According to initial results from arm B5 of the phase 1/2 KEYMAKER-U03B study (NCT04626518), the combination of belzutifan (Welireg) and lenvatinib (Lenvima) produced promising clinical activity and a manageable toxicity profile in patients with advanced clear cell renal cell carcinoma (ccRCC) who experienced disease progression after receiving a PD-1/L1 inhibitor and a VEGF-TKI.1
Results presented at the 2023 American Society of Clinical Oncology (ASCO) Annual Meeting showed that at a median follow-up of 6.9 months, a regimen combining the HIF-2α inhibitor belzutifan and the VEGF-TKI lenvatinib elicited an objective response rate (ORR) of 50% (95% CI, 29-71) among 24 patients who had received at least 2 postbaseline scans. All of the responses were partial responses.
The clinical benefit rate (ORR + stable disease ≥6 months) was 54% and the median duration of response was not reached (range, 1.4+ to 14.0+ months). Nearly three-fourths (74%) of responders remained in response for 12 months or longer. One patient had progressive disease.
Among all enrolled patients, the median progression-free survival (PFS) was 11.2 months (95% CI, 4.2 to not reached) and the 6-months PFS rate was 55%.
“Preliminary results…from arm B5 of KEYMAKER-U03B showed promising antitumor activity with belzutifan plus lenvatinib in patients with ccRCC that progressed on PD-1/L1 inhibitors and VEGF-TKIs, a population that has limited efficacious treatment options,” said first study author Laurence Albiges, MD, PhD, Institut Gustave Roussy, Villejuif, France.
Overall, the multicenter, multi-arm, open-label, adaptive, phase 1/2 KEYMAKER-U03B umbrella study is exploring various treatment combinations in patients with heavily pretreated ccRCC who have progressed after receiving a PD-1/L1 inhibitor and a VEGF-TKI, either in combination or sequentially.2 As of the cutoff date of September 29, 2022, 32 patients had been enrolled in arm B5, 30 had been treated, and 23 remained on treatment.
The median patient age was 60.5 years, 78% of patients were male, and 78% of patients had intermediate/poor IMDC risk disease. The ECOG performance status was 0 for 17 patients and 1 for 15 patients. Seventy-eight percent of patients had prior nephrectomy.
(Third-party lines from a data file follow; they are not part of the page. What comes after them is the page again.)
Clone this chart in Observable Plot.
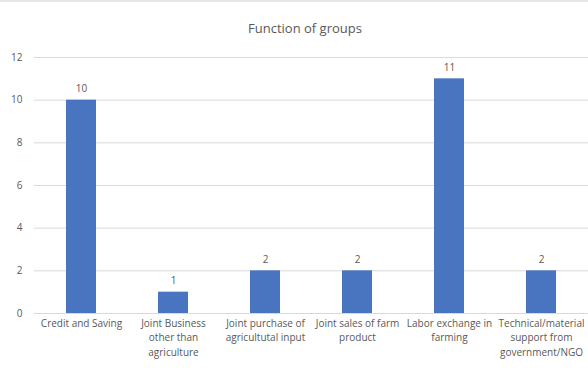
<!DOCTYPE html>
<html>
<head>
<meta charset="utf-8">
<script src="https://cdn.jsdelivr.net/npm/d3@7"></script>
<script src="https://cdn.jsdelivr.net/npm/@observablehq/plot@0.6"></script>
<style>
  html, body { margin: 0; padding: 0; background: #fff; }
  #wrap { width: 588px; height: 378px; position: relative; border-top: 2px solid #e6e6e6; box-sizing: border-box; }
  #title { height: 43px; line-height: 52px; text-align: center; padding-left: 22px;
           font-family: "Open Sans", sans-serif; font-size: 13px; color: #595959; }
  svg { display: block; }
</style>
</head>
<body>
<div id="wrap">
  <div id="title">Function of groups</div>
  <div id="chart"></div>
</div>
<script>
// Functions performed by the groups and how many groups perform each
const functions = [
  "Credit and Saving",
  "Joint Business\nother than\nagriculture",
  "Joint purchase of\nagricultutal input",
  "Joint sales of farm\nproduct",
  "Labor exchange in\nfarming",
  "Technical/material\nsupport from\ngovernment/NGO"
];
const counts = [10, 1, 2, 2, 11, 2];
const yTicks = [0, 2, 4, 6, 8, 10, 12];

const data = functions.map((f, i) => ({ name: f, value: counts[i] }));
const font = "'Open Sans', sans-serif";

const chart = Plot.plot({
  width: 588,
  height: 333,
  marginTop: 12,
  marginLeft: 34,
  marginRight: 0,
  marginBottom: 65,
  style: { fontFamily: font, fontSize: "10px", color: "#595959", background: "#fff" },
  x: { domain: functions, paddingInner: 0.675, paddingOuter: 0.34, label: null },
  y: { domain: [0, 12], ticks: yTicks, label: null },
  marks: [
    Plot.ruleY(yTicks, { stroke: "#d9d9d9", strokeWidth: 1 }),
    Plot.barY(data, { x: "name", y: "value", fill: "#4874c0" }),
    Plot.text(data, { x: "name", y: "value", text: d => String(d.value), dy: -11, fill: "#595959", fontSize: 10 }),
    Plot.axisY(yTicks, { tickSize: 0, tickPadding: 12, fill: "#595959", fontSize: 10 }),
    Plot.axisX({ tickSize: 0, tickPadding: 3, lineHeight: 1.45, fill: "#595959", fontSize: 10 })
  ]
});
document.getElementById("chart").appendChild(chart);
</script>
</body>
</html>
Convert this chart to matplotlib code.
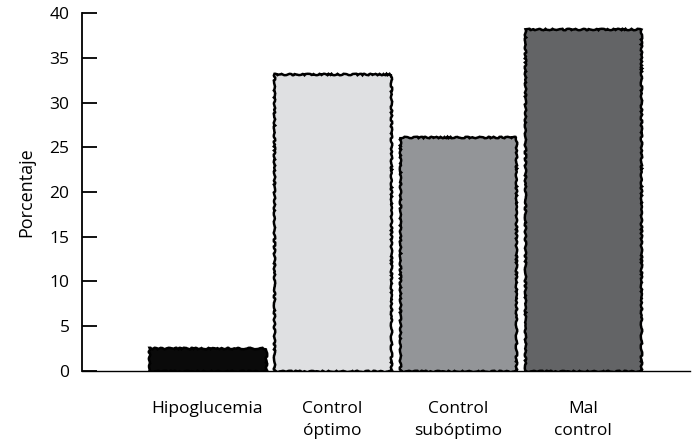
import numpy as np
import matplotlib
matplotlib.use('Agg')
import matplotlib.pyplot as plt

categories = ['Hipoglucemia', 'Control\nóptimo', 'Control\nsubóptimo', 'Mal\ncontrol']
values = [2.6, 33.2, 26.2, 38.2]
colors = ['#0a0a0a', '#dfe0e2', '#939598', '#636466']

plt.rcParams['font.family'] = ['Open Sans', 'DejaVu Sans']

fig = plt.figure(figsize=(6.95, 4.4), dpi=100)
ax = fig.add_axes([0.118, 0.157, 0.875, 0.813])

x = np.arange(len(categories))
bars = ax.bar(x, values, width=0.93, color=colors, edgecolor='black', linewidth=1.8)
for b in bars:
    b.set_sketch_params(scale=0.7, length=10, randomness=5)

ax.set_xlim(-1.0, 3.855)
ax.set_ylim(0, 40)
ax.set_yticks(range(0, 41, 5))
ax.set_xticks(x)
ax.set_xticklabels(categories, fontsize=12.5, linespacing=1.45)
ax.tick_params(axis='x', length=0, pad=22)
ax.tick_params(axis='y', direction='in', length=11, width=1.3, labelsize=12.5, pad=9)
ax.set_ylabel('Porcentaje', fontsize=13, labelpad=10)

ax.spines['top'].set_visible(False)
ax.spines['right'].set_visible(False)
ax.spines['left'].set_linewidth(1.3)
ax.spines['bottom'].set_linewidth(1.0)

fig.savefig('out.png', dpi=100)
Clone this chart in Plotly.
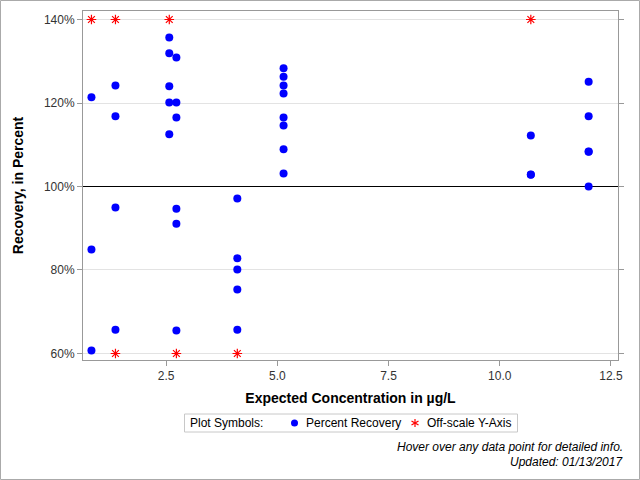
import plotly.graph_objects as go

# Percent recovery data (on-scale)
rec_x = [0.82, 0.82, 0.82,
         1.36, 1.36, 1.36, 1.36,
         2.57, 2.57, 2.57, 2.57, 2.57,
         2.73, 2.73, 2.73, 2.73, 2.73, 2.73,
         4.1, 4.1, 4.1, 4.1, 4.1,
         5.14, 5.14, 5.14, 5.14, 5.14, 5.14, 5.14, 5.14,
         10.7, 10.7, 10.7,
         12.0, 12.0, 12.0, 12.0, 12.0]
rec_y = [121.4, 84.9, 60.7,
         124.2, 116.8, 95.0, 65.7,
         135.7, 131.9, 124.0, 120.1, 112.5,
         130.9, 120.1, 116.5, 94.7, 91.1, 65.5,
         97.1, 82.8, 80.1, 75.3, 65.7,
         128.3, 126.3, 124.2, 122.3, 116.5, 114.6, 108.9, 103.1,
         112.2, 102.8, 102.9,
         125.1, 116.8, 108.4, 108.3, 100.0]

# Off-scale points (drawn at the axis limits)
off_x = [0.82, 1.36, 2.57, 10.7, 1.36, 2.73, 4.1]
off_y = [140, 140, 140, 140, 60, 60, 60]

y_ticks = [60, 80, 100, 120, 140]
y_tick_labels = ["60%", "80%", "100%", "120%", "140%"]
x_ticks = [2.5, 5.0, 7.5, 10.0, 12.5]
x_tick_labels = ["2.5", "5.0", "7.5", "10.0", "12.5"]
x_range = [0.63, 12.66]
y_range = [58.44, 142.04]
reference_level = 100

legend_title = "Plot Symbols:"
series_names = ["Percent Recovery", "Off-scale Y-Axis"]
footnotes = ["Hover over any data point for detailed info.", "Updated: 01/13/2017"]

FONT = "Liberation Sans, Arial, sans-serif"
BLUE, RED = "#0000ff", "#ff0000"
L, R, T, B = 83, 22, 11, 120
W, H = 640, 480
pw, ph = W - L - R, H - T - B


def px(xp):
    return (xp - L) / pw


def py(yp):
    return (T + ph - yp) / ph


fig = go.Figure()
# black reference line at 100% (drawn first so markers sit on top)
fig.add_trace(go.Scatter(
    x=x_range, y=[reference_level, reference_level], mode="lines",
    line=dict(color="black", width=1), showlegend=False, hoverinfo="skip",
))
fig.add_trace(go.Scatter(
    x=rec_x, y=rec_y, mode="markers", name=series_names[0], showlegend=False,
    marker=dict(color=BLUE, size=8, symbol="circle"),
))
fig.add_trace(go.Scatter(
    x=off_x, y=off_y, mode="markers", name=series_names[1], showlegend=False,
    marker=dict(color=RED, size=8, symbol="asterisk-open",
                line=dict(color=RED, width=1.2)),
))

# outer border of the figure
fig.add_shape(type="rect", xref="paper", yref="paper",
              x0=px(0.5), x1=px(W - 0.5), y0=py(H - 0.5), y1=py(0.5),
              line=dict(color="#aaaaaa", width=1))

# manual legend box
LY = 423
fig.add_shape(type="rect", xref="paper", yref="paper",
              x0=px(184.5), x1=px(517.5), y0=py(432), y1=py(414),
              line=dict(color="#c8c8c8", width=1))
fig.add_annotation(text=legend_title, xref="paper", yref="paper",
                   x=px(188), y=py(LY), xanchor="left", yanchor="middle",
                   showarrow=False, font=dict(family=FONT, size=12, color="#000"))
fig.add_shape(type="circle", xref="paper", yref="paper",
              xsizemode="pixel", ysizemode="pixel",
              xanchor=px(294.5), yanchor=py(LY), x0=-3.5, x1=3.5, y0=-3.5, y1=3.5,
              fillcolor=BLUE, line=dict(width=0))
fig.add_annotation(text=series_names[0], xref="paper", yref="paper",
                   x=px(304), y=py(LY), xanchor="left", yanchor="middle",
                   showarrow=False, font=dict(family=FONT, size=12, color="#000"))
for (dx0, dy0, dx1, dy1) in [(0, -4, 0, 4), (-3.5, -2, 3.5, 2), (-3.5, 2, 3.5, -2)]:
    fig.add_shape(type="line", xref="paper", yref="paper",
                  xsizemode="pixel", ysizemode="pixel",
                  xanchor=px(415), yanchor=py(LY), x0=dx0, x1=dx1, y0=dy0, y1=dy1,
                  line=dict(color=RED, width=1.2))
fig.add_annotation(text=series_names[1], xref="paper", yref="paper",
                   x=px(425), y=py(LY), xanchor="left", yanchor="middle",
                   showarrow=False, font=dict(family=FONT, size=12, color="#000"))

for txt, yp in zip(footnotes, [447, 462]):
    fig.add_annotation(text="<i>" + txt + "</i>",
                       xref="paper", yref="paper", x=px(625), y=py(yp),
                       xanchor="right", yanchor="middle", showarrow=False,
                       font=dict(family=FONT, size=12, color="#000"))

fig.update_layout(
    width=W, height=H,
    margin=dict(l=L, r=R, t=T, b=B, pad=0),
    paper_bgcolor="white", plot_bgcolor="white",
    font=dict(family=FONT, size=12, color="#333"),
    showlegend=False,
    xaxis=dict(
        range=x_range, tickvals=x_ticks, ticktext=x_tick_labels,
        showgrid=False, zeroline=False,
        showline=True, linecolor="#999999", linewidth=1, mirror=True,
        ticks="outside", ticklen=5, tickcolor="#999999",
        tickfont=dict(family=FONT, size=12, color="#333"),
        title=dict(text="<b>Expected Concentration in µg/L</b>", standoff=10,
                   font=dict(family=FONT, size=14, color="#000")),
    ),
    yaxis=dict(
        range=y_range, tickvals=y_ticks, ticktext=y_tick_labels,
        showgrid=True, gridcolor="#e3e3e3", gridwidth=1, zeroline=False,
        showline=True, linecolor="#999999", linewidth=1, mirror="ticks",
        ticks="outside", ticklen=5, tickcolor="#999999",
        tickfont=dict(family=FONT, size=12, color="#333"),
        title=dict(text="<b>Recovery, in Percent</b>", standoff=16,
                   font=dict(family=FONT, size=14, color="#000")),
    ),
)

fig.write_html("out.html")
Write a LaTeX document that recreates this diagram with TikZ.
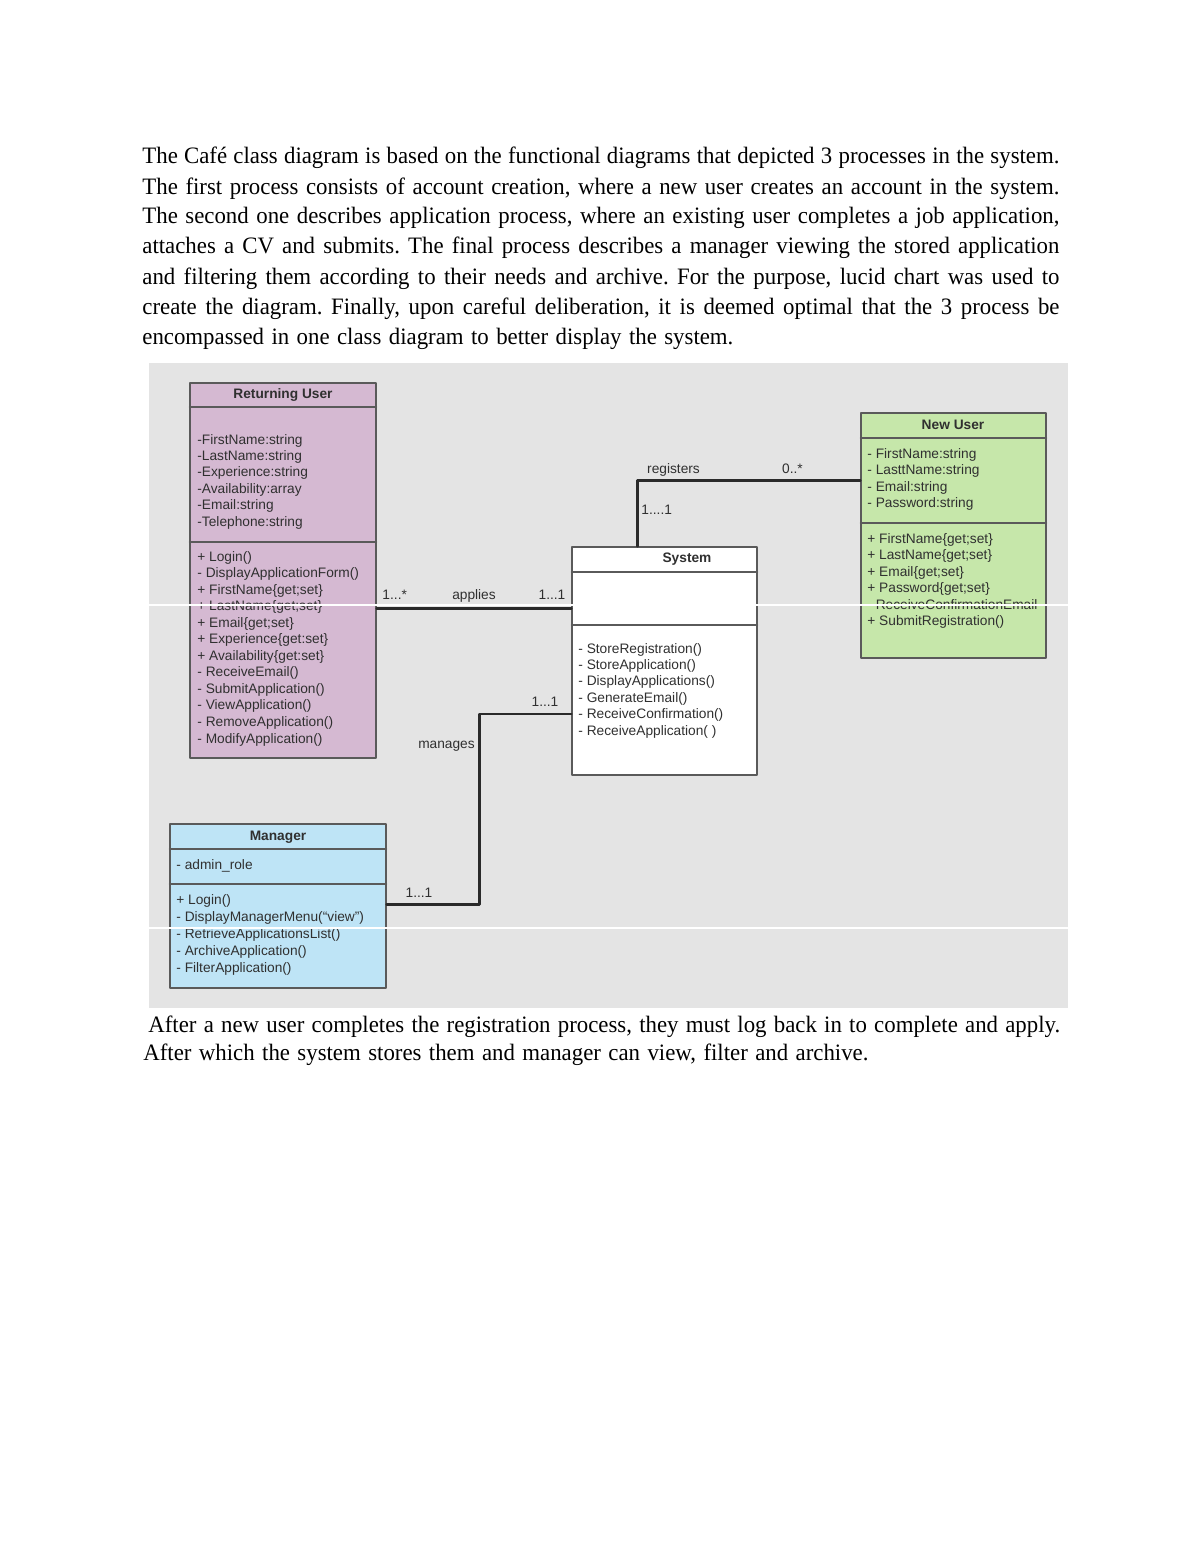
\documentclass[tikz,border=0pt]{standalone}
\usepackage{fontspec}
\usepackage{tikz}
\usetikzlibrary{positioning}
\newfontfamily\umlfont{Liberation Sans}
\newfontfamily\bodyfont[FakeStretch=0.97]{Liberation Serif}
\definecolor{diagbg}{HTML}{E4E4E4}
\definecolor{retfill}{HTML}{D5B9D2}
\definecolor{newfill}{HTML}{C6E7AA}
\definecolor{manfill}{HTML}{BEE4F6}
\definecolor{umlline}{HTML}{5A5A5A}
\definecolor{umltext}{HTML}{303030}
\definecolor{umlconn}{HTML}{2A2A2A}
\frenchspacing
\tikzset{
  classbox/.style={draw=umlline,line width=0.6pt,inner sep=0pt},
  divider/.style={draw=umlline,line width=0.6pt},
  classname/.style={font=\umlfont\bfseries\fontsize{7}{8.4}\selectfont,text=umltext,inner sep=0pt,anchor=base},
  member/.style={font=\umlfont\fontsize{7}{8.4}\selectfont,text=umltext,inner sep=0pt,anchor=base west},
  mult/.style={font=\umlfont\fontsize{7}{8.4}\selectfont,text=umltext,inner sep=0pt,anchor=base},
  assoc/.style={draw=umlconn,line width=1.25pt},
  bodyline/.style={font=\bodyfont\fontsize{12}{15}\selectfont\frenchspacing,text=black,inner sep=0pt,anchor=base west},
  scanline/.style={draw=white,line width=1pt}
}
\begin{document}
\begin{tikzpicture}[line cap=round,line join=round,x=0.51pt,y=-0.51pt]
\useasboundingbox (0,0) rectangle (1200,1553);
\fill [white] (0,0) rectangle (1200,1553);
% text above the diagram
\node[bodyline] (p1) at (142,164) {\makebox[467.7pt][s]{The Café class diagram is based on the functional diagrams that depicted 3 processes in the system.}};
\node[bodyline] (p2) at (142,194) {\makebox[467.7pt][s]{The first process consists of account creation, where a new user creates an account in the system.}};
\node[bodyline] (p3) at (142,224) {\makebox[467.7pt][s]{The second one describes application process, where an existing user completes a job application,}};
\node[bodyline] (p4) at (142,254) {\makebox[467.7pt][s]{attaches a CV and submits. The final process describes a manager viewing the stored application}};
\node[bodyline] (p5) at (142,284) {\makebox[467.7pt][s]{and filtering them according to their needs and archive. For the purpose, lucid chart was used to}};
\node[bodyline] (p6) at (142,314) {\makebox[467.7pt][s]{create the diagram. Finally, upon careful deliberation, it is deemed optimal that the 3 process be}};
\node[bodyline] (p7) at (142,344) {\makebox[301.4pt][s]{encompassed in one class diagram to better display the system.}};
% diagram canvas
\node[fill=diagbg,inner sep=0pt,minimum width=468.2pt,minimum height=329pt] (canvas) at (608.5,685.5) {};
% classes
\node[classbox,fill=retfill,minimum width=94.86pt,minimum height=191.25pt] (ret) at (283,570.5) {};
\node[classbox,fill=white,minimum width=94.35pt,minimum height=116.28pt] (sys) at (664.5,661) {};
\node[classbox,fill=newfill,minimum width=94.35pt,minimum height=124.95pt] (new) at (953.5,535.5) {};
\node[classbox,fill=manfill,minimum width=110.16pt,minimum height=83.64pt] (man) at (278,906) {};
\draw [divider] (ret.west |- 0,407) -- (ret.east |- 0,407);
\draw [divider] (ret.west |- 0,542) -- (ret.east |- 0,542);
\draw [divider] (sys.west |- 0,572) -- (sys.east |- 0,572);
\draw [divider] (sys.west |- 0,625) -- (sys.east |- 0,625);
\draw [divider] (new.west |- 0,438) -- (new.east |- 0,438);
\draw [divider] (new.west |- 0,523) -- (new.east |- 0,523);
\draw [divider] (man.west |- 0,849) -- (man.east |- 0,849);
\draw [divider] (man.west |- 0,884) -- (man.east |- 0,884);
\node[classname] (ret-name) at (283,398) {Returning User};
\node[classname] (sys-name) at (687,562) {System};
\node[classname] (new-name) at (953,429) {New User};
\node[classname] (man-name) at (278,840) {Manager};
\foreach \m [count=\i from 0] in {-FirstName:string,-LastName:string,-Experience:string,-Availability:array,-Email:string,-Telephone:string}
  \node[member] (ret-a\i) at (197,444+16.45*\i) {\m};
\foreach \m [count=\i from 0] in {+ Login(),- DisplayApplicationForm(),+ FirstName\{get;set\},+ LastName\{get;set\},+ Email\{get;set\},+ Experience\{get:set\},+ Availability\{get:set\},- ReceiveEmail(),- SubmitApplication(),- ViewApplication(),- RemoveApplication(),- ModifyApplication()}
  \node[member] (ret-m\i) at (197,561+16.55*\i) {\m};
\foreach \m [count=\i from 0] in {- StoreRegistration(),- StoreApplication(),- DisplayApplications(),- GenerateEmail(),- ReceiveConfirmation(),- ReceiveApplication( )}
  \node[member] (sys-m\i) at (578,653+16.45*\i) {\m};
\foreach \m [count=\i from 0] in {- FirstName:string,- LasttName:string,- Email:string,- Password:string}
  \node[member] (new-a\i) at (867,458+16.5*\i) {\m};
\foreach \m [count=\i from 0] in {+ FirstName\{get;set\},+ LastName\{get;set\},+ Email\{get;set\},+ Password\{get;set\},- ReceiveConfirmationEmail,+ SubmitRegistration()}
  \node[member] (new-m\i) at (867,543+16.55*\i) {\m};
\node[member] (man-a0) at (176,869) {- admin\_role};
\foreach \m [count=\i from 0] in {+ Login(),- DisplayManagerMenu(“view”),- RetrieveApplicationsList(),- ArchiveApplication(),- FilterApplication()}
  \node[member] (man-m\i) at (176,904+17*\i) {\m};
% associations
\coordinate (regbend) at (637.5,480.5);
\coordinate (appy) at (0,608.3);
\coordinate (mgrbend) at (479.3,714);
\coordinate (mgrlow) at (479.3,904.5);
\draw [assoc] (sys.north -| regbend) -- (regbend) -- (new.west |- regbend);
\draw [assoc] (ret.east |- appy) -- (sys.west |- appy);
\draw [assoc] (man.east |- mgrlow) -- (mgrlow) -- (mgrbend) -- (sys.west |- mgrbend);
\node[mult] (reg-lbl) at (673.5,473.5) {registers};
\node[mult] (reg-new) at (792.5,473.5) {0..*};
\node[mult] (reg-sys) at (656.7,514.5) {1....1};
\node[mult] (app-ret) at (394.7,599.5) {1...*};
\node[mult] (app-lbl) at (474,599.5) {applies};
\node[mult] (app-sys) at (552,599.5) {1...1};
\node[mult] (mgr-sys) at (545,706.5) {1...1};
\node[mult] (mgr-lbl) at (446.5,748.5) {manages};
\node[mult] (mgr-man) at (419,897.5) {1...1};
% scan streaks across the picture
\draw [scanline] (canvas.west |- 0,604.7) -- (canvas.east |- 0,604.7);
\draw [scanline] (canvas.west |- 0,928.3) -- (canvas.east |- 0,928.3);
% text below the diagram
\node[bodyline] (q1) at (148,1032) {\makebox[465pt][s]{After a new user completes the registration process, they must log back in to complete and apply.}};
\node[bodyline] (q2) at (143,1060) {\makebox[369.8pt][s]{After which the system stores them and manager can view, filter and archive.}};
\end{tikzpicture}
\end{document}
Patients in arm B5 were treated with belzutifan at 120 mg orally each day and lenvatinib at 20 mg orally each day. Patients received a median of 3.5 treatment cycles (range, 1.0-13.0)
There were no new safety signals compared with the safety profiles of belzutifan and lenvatinib reported in previous research.In the safety lead-in phase of the trial, only 1 of 10 evaluable patients had a dose-limiting toxicity, which was dyspnea (grade 1).
In the overall safety analysis, which included all 30 treated patients, 93% (n = 28) of patients experienced at least 1 treatment-related adverse event (TRAE). The TRAEs that occurred in at least 30% of patients were anemia (43%), fatigue (43%), hypertension (43%), proteinuria (33%), diarrhea (33%), nausea (33%), and decreased appetite (30%).
Grade 3/4 TRAEs occurred in half (n = 15) of the patients. The most common grade 3/4 TRAEs were hypertension (27%) and anemia (17%). TRAEs led to 1 patient discontinuing both study drugs, 2 patients discontinuing lenvatinib, and 2 patients discontinuing belzutifan. There were no deaths due to TRAEs.
The combination is being further examined in the phase 3 LITESPARK-011 study (NCT04586231), which is evaluating belzutifan/lenvatinib vs cabozantinib (Cabometyx) in patients with advanced RCC and disease progression after treatment with a PD-1/L1 inhibitor.